Yes, but with adjustments. Crypto pairs (e.g., BTC/USD) often have:
- Higher volatility: Use tighter stop losses (e.g., 0.5–2%).
- Different pip definitions: 1 pip for BTC/USD might be $0.01 or $0.10, depending on the exchange.
- Higher leverage: Crypto brokers may offer 1:100 or 1:500 leverage, increasing margin requirements.
Override the pip value field to match your exchange's conventions.
What is the ideal risk percentage for scalping?
Industry standards suggest:
- 0.5–1% per trade: Conservative, ideal for beginners or high-frequency scalping (50+ trades/day).
- 1–2% per trade: Moderate, suitable for experienced scalpers with a proven edge.
- 2%+ per trade: Aggressive, only for highly skilled traders with a >60% win rate.
Pro Tip: If you're making 100+ trades/day, cap risk at 0.5% per trade to limit daily drawdowns to 50% of capital.
How does leverage affect lot size calculations?
Leverage does not directly impact risk or lot size—it only affects the margin required to open a position. However, higher leverage allows you to:
- Trade larger positions with the same capital (e.g., 1:500 leverage lets you control $500,000 with $1,000 margin).
- Increase risk of margin calls if trades move against you.
Key Point: Always calculate lot size based on risk %, not leverage. Leverage is a tool for capital efficiency, not risk management.
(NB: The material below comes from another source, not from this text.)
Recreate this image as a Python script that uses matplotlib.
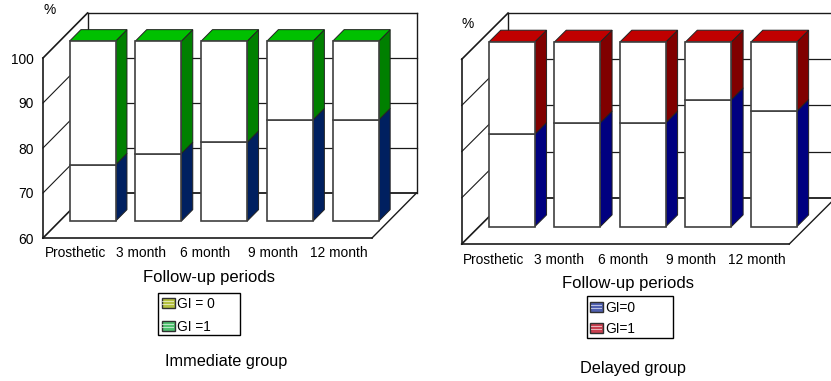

Should I adjust lot sizes for news events?
Absolutely. During high-impact news (e.g., FOMC meetings, NFP releases), markets exhibit:
- Wider spreads: Brokers may widen spreads from 1 pip to 10+ pips, increasing effective stop-loss distance.
- Slippage: Orders may fill at worse prices than requested.
- Volatility spikes: Price can move 50+ pips in seconds.
Recommendation: Reduce lot sizes by 50–70% or avoid trading during news events entirely.